Reporting from The Storm. HASTAC 2013.
I still remember the experience that chose my undergraduate major. The first class that left me perplexed, that made my brain hurt in a good way, that forced me to expand my perspective beyond anything I'd ever known or imagined -- that was it. The class happened to be Wahneema Lubiano's Intro to Cultural Studies (LIT 100) at Duke, and what left me in such a state was Althusser's concept of Ideology.
This past weekend, it happened again. As I sat in the audience, listening to the second half of Cathy Davidson's keynote address, it hit me. Davidson made two points that particularly stuck out in my mind:
- Our culture is increasingly one in which learning, unlearning and relearning are fundamental.
- If teachers can be replaced by computer screens, they should be.
Maybe it was the fact that I'd just stepped off a plane or maybe it was because I'd never heard Davidson make these points to a live audience, but I took these points, one after the other, quite literally.

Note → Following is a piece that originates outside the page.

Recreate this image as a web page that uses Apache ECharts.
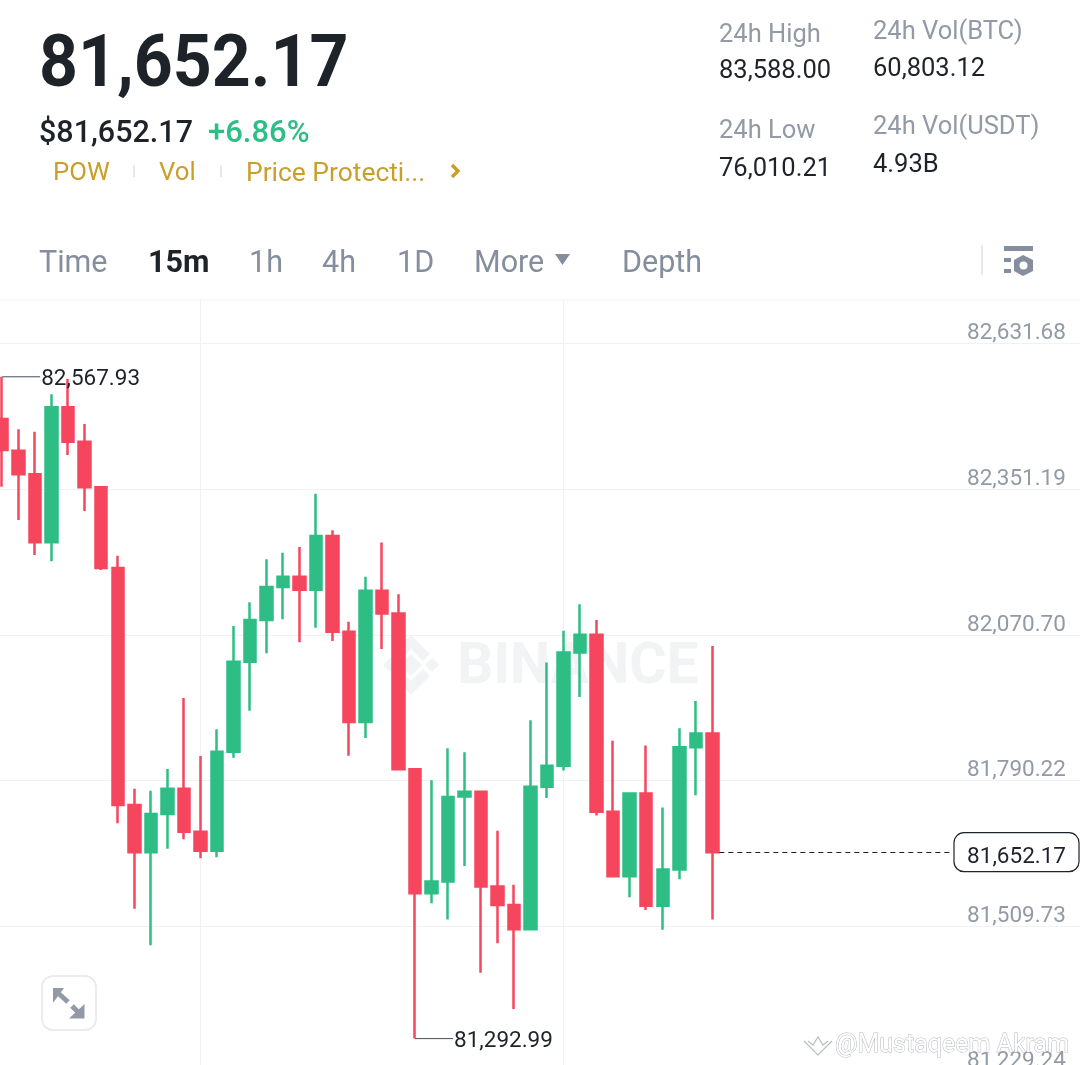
<!DOCTYPE html>
<html>
<head>
<meta charset="utf-8">
<title>BTC/USDT 15m</title>
<script src="https://cdn.jsdelivr.net/npm/echarts@6/dist/echarts.min.js"></script>
<style>
html, body { margin: 0; padding: 0; background: #fff; overflow: hidden; }
#main { width: 1080px; height: 1065px; }
</style>
</head>
<body>
<div id="main"></div>
<script>
// candles, oldest first
var opens = [82486.6, 82425.6, 82380.1, 82249.1, 82509.2, 82442.9, 82355.1, 82199.6, 81743.0, 81651.9, 81725.7,
    81774.4, 81691.6, 81655.0, 81845.7, 82019.1, 82099.4, 82163.0, 82182.8, 82157.8, 82261.2, 82076.9, 81902.9,
    82155.7, 82112.1, 81812.0, 81573.1, 81595.8, 81759.2, 81768.4, 81586.2, 81550.4, 81503.6, 81778.1, 81818.5,
    82036.6, 82071.1, 81729.9, 81605.7, 81765.2, 81549.0, 81618.8, 81854.4, 81881.0];
var closes = [82426.9, 82380.1, 82249.1, 82509.2, 82442.9, 82355.1, 82199.6, 81743.0, 81651.9, 81725.7, 81774.4,
    81691.6, 81655.0, 81845.7, 82019.1, 82099.4, 82163.0, 82182.8, 82157.8, 82261.2, 82076.9, 81902.9, 82155.9,
    82112.1, 81812.0, 81573.1, 81595.8, 81758.6, 81768.4, 81586.2, 81550.4, 81503.6, 81778.1, 81818.5, 82036.6,
    82071.1, 81729.9, 81605.7, 81765.2, 81549.0, 81618.8, 81854.4, 81881.0, 81652.17];
var lows = [82356.2, 82292.1, 82224.6, 82212.5, 82417.3, 82309.4, 82195.7, 81707.8, 81543.3, 81472.7, 81658.8,
    81676.9, 81640.4, 81642.3, 81834.1, 81924.7, 82035.3, 82100.8, 82056.5, 82084.6, 82059.0, 81838.0, 81872.1,
    82043.7, 81809.5, 81292.99, 81553.7, 81522.4, 81625.3, 81420.1, 81476.8, 81350.0, 81503.6, 81756.7, 81809.5,
    81951.3, 81722.8, 81605.7, 81565.4, 81540.7, 81502.8, 81599.9, 81761.9, 81522.4];
var highs = [82567.93, 82466.8, 82462.2, 82534.2, 82563.7, 82477.0, 82355.1, 82223.3, 81774.4, 81770.6, 81812.4,
    81949.2, 81837.4, 81888.9, 82087.9, 82133.5, 82216.4, 82229.1, 82240.1, 82342.7, 82272.2, 82096.1, 82182.8,
    82248.7, 82149.1, 81812.0, 81790.6, 81852.4, 81844.6, 81768.4, 81693.5, 81589.5, 81906.4, 82017.7, 82078.8,
    82129.7, 82099.6, 81866.7, 81765.2, 81857.7, 81738.4, 81890.8, 81943.4, 82049.5];
var priceTicks = [81229.24, 81509.73, 81790.22, 82070.70, 82351.19, 82631.68];
var extremes = [[0, 82567.93], [25, 81292.99]];
var lastPrice = [[43, 81652.17]];
var timeLines = [12, 34];

var tabs = [['Time', 39, false], ['15m', 148, true], ['1h', 249, false], ['4h', 322, false], ['1D', 397, false], ['More', 474, false], ['Depth', 622, false]];
var stats = [
    ['24h High', 719, 36, '83,588.00', 72],
    ['24h Low', 719, 132, '76,010.21', 170],
    ['24h Vol(BTC)', 873, 33, '60,803.12', 70],
    ['24h Vol(USDT)', 873, 128, '4.93B', 166]
];

var DARK = '#1e2329', GREY = '#929aa5', TAB = '#848e9c', UP = '#2ebd85', DOWN = '#f6465d', GOLD = '#c99f2a', LINE = '#eff1f3';
var FONT = 'Roboto';

// categories run past the last candle so the empty right side keeps its room
var categories = [];
for (var i = 0; i < 66; i++) {
    categories.push('#' + i);
}
var candles = opens.map(function (o, i) {
    return [o, closes[i], lows[i], highs[i]];
});

function fmt(v) {
    return v.toLocaleString('en-US', {minimumFractionDigits: 2, maximumFractionDigits: 2});
}

function label(text, x, y, size, color, weight) {
    return {
        type: 'text', z: 10, silent: true,
        style: {
            text: text, x: x, y: y, fill: color, fontFamily: FONT, fontSize: size,
            fontWeight: weight || 400, align: 'left', verticalAlign: 'middle'
        }
    };
}

function poly(points, color, z) {
    return {type: 'polygon', z: z === undefined ? 10 : z, silent: true, shape: {points: points}, style: {fill: color}};
}

function stroke(points, color, width, z) {
    return {type: 'polyline', z: z === undefined ? 10 : z, silent: true, shape: {points: points}, style: {fill: 'none', stroke: color, lineWidth: width}};
}

var elements = [];
// header
var big = label('81,652.17', 39, 68, 68, DARK, 700);
big.scaleY = 1.06; big.originY = 68;
elements.push(big);
elements.push(label('$81,652.17', 39, 134, 30.5, DARK, 500));
elements.push(label('+6.86%', 208, 134, 31, UP, 500));
elements.push(label('POW', 53, 174, 25.7, GOLD));
elements.push(label('Vol', 159, 174, 25.7, GOLD));
elements.push(label('Price Protecti...', 246, 174, 26.4, GOLD));
elements.push(stroke([[134, 165], [134, 177]], '#e6e8ea', 2));
elements.push(stroke([[221, 165], [221, 177]], '#e6e8ea', 2));
elements.push(stroke([[452, 165], [458, 171], [452, 177]], GOLD, 3.5));
stats.forEach(function (s) {
    elements.push(label(s[0], s[1], s[2], 25.5, GREY));
    elements.push(label(s[3], s[1], s[4], 25.5, DARK));
});
tabs.forEach(function (t) {
    elements.push(label(t[0], t[1], 264, 30.5, t[2] ? DARK : TAB, t[2] ? 700 : 400));
});
elements.push(poly([[555, 254], [570, 254], [562.5, 265]], TAB));
elements.push(stroke([[982, 245], [982, 275]], '#e6e8ea', 2));
elements.push({type: 'rect', z: 10, silent: true, shape: {x: 1004, y: 246, width: 29, height: 5}, style: {fill: TAB}});
elements.push({type: 'rect', z: 10, silent: true, shape: {x: 1004, y: 258, width: 7, height: 4}, style: {fill: TAB}});
elements.push({type: 'rect', z: 10, silent: true, shape: {x: 1004, y: 269, width: 7, height: 4}, style: {fill: TAB}});
elements.push(poly([[1023, 255], [1033, 260], [1033, 271], [1023, 276], [1014, 271], [1014, 260]], TAB));
elements.push({type: 'circle', z: 10, silent: true, shape: {cx: 1023.5, cy: 265.5, r: 4}, style: {fill: '#fff'}});
elements.push(stroke([[0, 300], [1080, 300]], LINE, 1));

// faint logo behind the candles
var MARK = '#f2f3f4';
elements.push({type: 'text', z: 0, silent: true, style: {
    text: 'BINANCE', x: 457, y: 669, fill: MARK, fontFamily: FONT, fontSize: 57, fontWeight: 700, align: 'left', verticalAlign: 'middle'
}});
elements.push(poly([[411, 654], [422, 665], [411, 676], [400, 665]], MARK, 0));
elements.push(poly([[390, 658], [397, 665], [390, 672], [383, 665]], MARK, 0));
elements.push(poly([[432, 658], [439, 665], [432, 672], [425, 665]], MARK, 0));
elements.push(poly([[411, 635], [430, 654], [423, 661], [411, 649], [399, 661], [392, 654]], MARK, 0));
elements.push(poly([[411, 695], [430, 676], [423, 669], [411, 681], [399, 669], [392, 676]], MARK, 0));

// expand button
elements.push({type: 'rect', z: 10, silent: true, shape: {x: 42, y: 976, width: 54, height: 54, r: 11}, style: {fill: '#fff', stroke: '#eaecef', lineWidth: 2}});
elements.push(poly([[53, 988], [64, 988], [53, 1003]], GREY));
elements.push(stroke([[57, 992], [68, 1002]], GREY, 5));
elements.push(poly([[84.5, 1018.5], [84.5, 1004], [69, 1018.5]], GREY));
elements.push(stroke([[81, 1015], [72, 1006]], GREY, 5));

// bottom right credit
elements.push({type: 'text', z: 20, silent: true, style: {
    text: '@Mustaqeem Akram', x: 835, y: 1046, fill: '#fff', stroke: '#b4b8be', lineWidth: 1,
    fontFamily: FONT, fontSize: 25, align: 'left', verticalAlign: 'middle'
}});
elements.push(stroke([[804, 1041], [818, 1055], [832, 1041]], '#b9bdc3', 1.2, 20));
elements.push(stroke([[808, 1041], [813, 1045], [818, 1037], [823, 1045], [828, 1041]], '#b9bdc3', 1.2, 20));

var myChart = echarts.init(document.getElementById('main'), null, {renderer: 'canvas'});

var option = {
    animation: false,
    backgroundColor: '#fff',
    graphic: {elements: elements},
    grid: {left: -6.1, top: 300, width: 1090, height: 771.7, outerBoundsMode: 'none'},
    xAxis: {
        type: 'category',
        data: categories,
        boundaryGap: true,
        axisLine: {show: false},
        axisTick: {show: false},
        axisLabel: {show: false},
        splitLine: {
            show: true,
            alignWithLabel: true,
            interval: function (index) {
                return timeLines.indexOf(index) >= 0;
            },
            lineStyle: {color: LINE, width: 1}
        }
    },
    yAxis: {
        type: 'value',
        position: 'right',
        scale: true,
        min: 81229.24,
        max: 82715.87,
        axisLine: {show: false},
        axisTick: {show: false, customValues: priceTicks},
        axisLabel: {
            customValues: priceTicks,
            inside: true,
            margin: 18,
            color: GREY,
            fontFamily: FONT,
            fontSize: 22.5,
            align: 'right',
            verticalAlign: 'bottom',
            lineHeight: 20,
            formatter: function (v) {
                return fmt(v);
            }
        },
        splitLine: {show: true, lineStyle: {color: LINE, width: 1}}
    },
    series: [
        {
            type: 'candlestick',
            data: candles,
            barWidth: 12,
            clip: false,
            itemStyle: {
                color: UP,
                color0: DOWN,
                borderColor: UP,
                borderColor0: DOWN,
                borderWidth: 2.5
            }
        },
        {
            // high and low of the visible range
            type: 'custom',
            data: extremes,
            z: 5,
            silent: true,
            renderItem: function (params, api) {
                var p = api.coord([api.value(0), api.value(1)]);
                return {
                    type: 'group',
                    children: [
                        {type: 'line', shape: {x1: p[0], y1: p[1], x2: p[0] + 38, y2: p[1]}, style: {stroke: '#474d57', lineWidth: 1}},
                        {type: 'text', style: {
                            text: fmt(api.value(1)), x: p[0] + 39, y: p[1] + 3, fill: DARK, fontFamily: FONT, fontSize: 22.5,
                            align: 'left', verticalAlign: 'middle'
                        }}
                    ]
                };
            }
        },
        {
            // last price line and tag
            type: 'custom',
            data: lastPrice,
            z: 5,
            silent: true,
            renderItem: function (params, api) {
                var p = api.coord([api.value(0), api.value(1)]);
                var lineY = Math.round(p[1]) + 0.5;
                return {
                    type: 'group',
                    children: [
                        {type: 'line', shape: {x1: p[0] + 7, y1: lineY, x2: 953, y2: lineY}, style: {stroke: DARK, lineWidth: 1, lineDash: [5, 4]}},
                        {type: 'rect', shape: {x: 954, y: p[1] - 19.5, width: 125, height: 39, r: 10}, style: {fill: '#fff', stroke: DARK, lineWidth: 1.2}},
                        {type: 'text', style: {
                            text: fmt(api.value(1)), x: 1066, y: p[1] + 5, fill: DARK, fontFamily: FONT, fontSize: 22.5,
                            align: 'right', verticalAlign: 'middle'
                        }}
                    ]
                };
            }
        }
    ]
};

myChart.setOption(option);
</script>
</body>
</html>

Unlearning + Teaching --> Unlearning Teaching
What, I thought, does it mean to unlearn teaching? As I listened to the presentations and discussions that followed throughout the conference weekend, this question began to solidify and expand. Are there any be habits or patterns that I have fallen into over the years? Do any of these make me similar to a computer screen? No less effective than a computer screen? If so, how do I even begin to unlearn these?
I teach writing for the Culture, Art, & Technology program at UCSD
. The reality is that I've spent the last 20+ years of my life systematically learning to buy into (or at least conform to) a certain opinion of what constitutes "good" scholarly writing. Come on, I'm a grad student. I imagine many of you have done the same. I also know that the form of traditionally structured academic writing doesn't always equal successful communication in today's technology-rich environment. Come on, I'm a HASTACer.

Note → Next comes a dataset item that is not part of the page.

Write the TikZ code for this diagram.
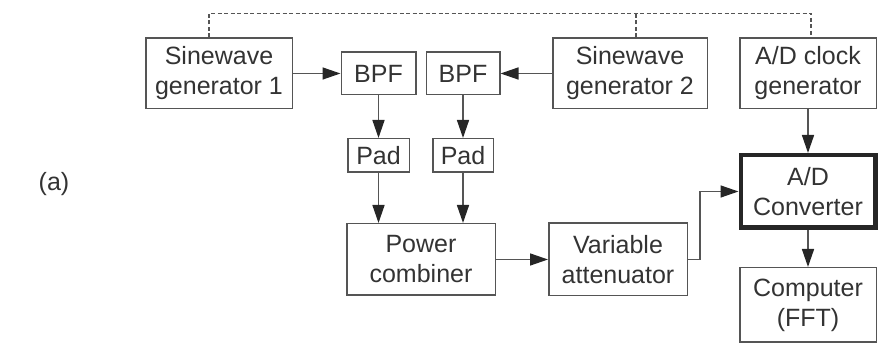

Here's the problem. Grading pencil in hand, I sometimes find myself reverting to the standards of writing I've been conditioned for. Worse, I get frustrated when students don't meet them. While I encourage my students to think deeply and engage in alternate forms of scholarship, my and my student's and the academy's expectations are stuck in what I we already know and have already imagined.
So, if I'm honest with myself, I have to admit that I need to practice unlearning teaching. This doesn't mean lowering my expectations of scholarly writing when grading, but it does mean unlearning a great deal of what I've been trained to achieve. Any success stories, suggestions or ideas as to how?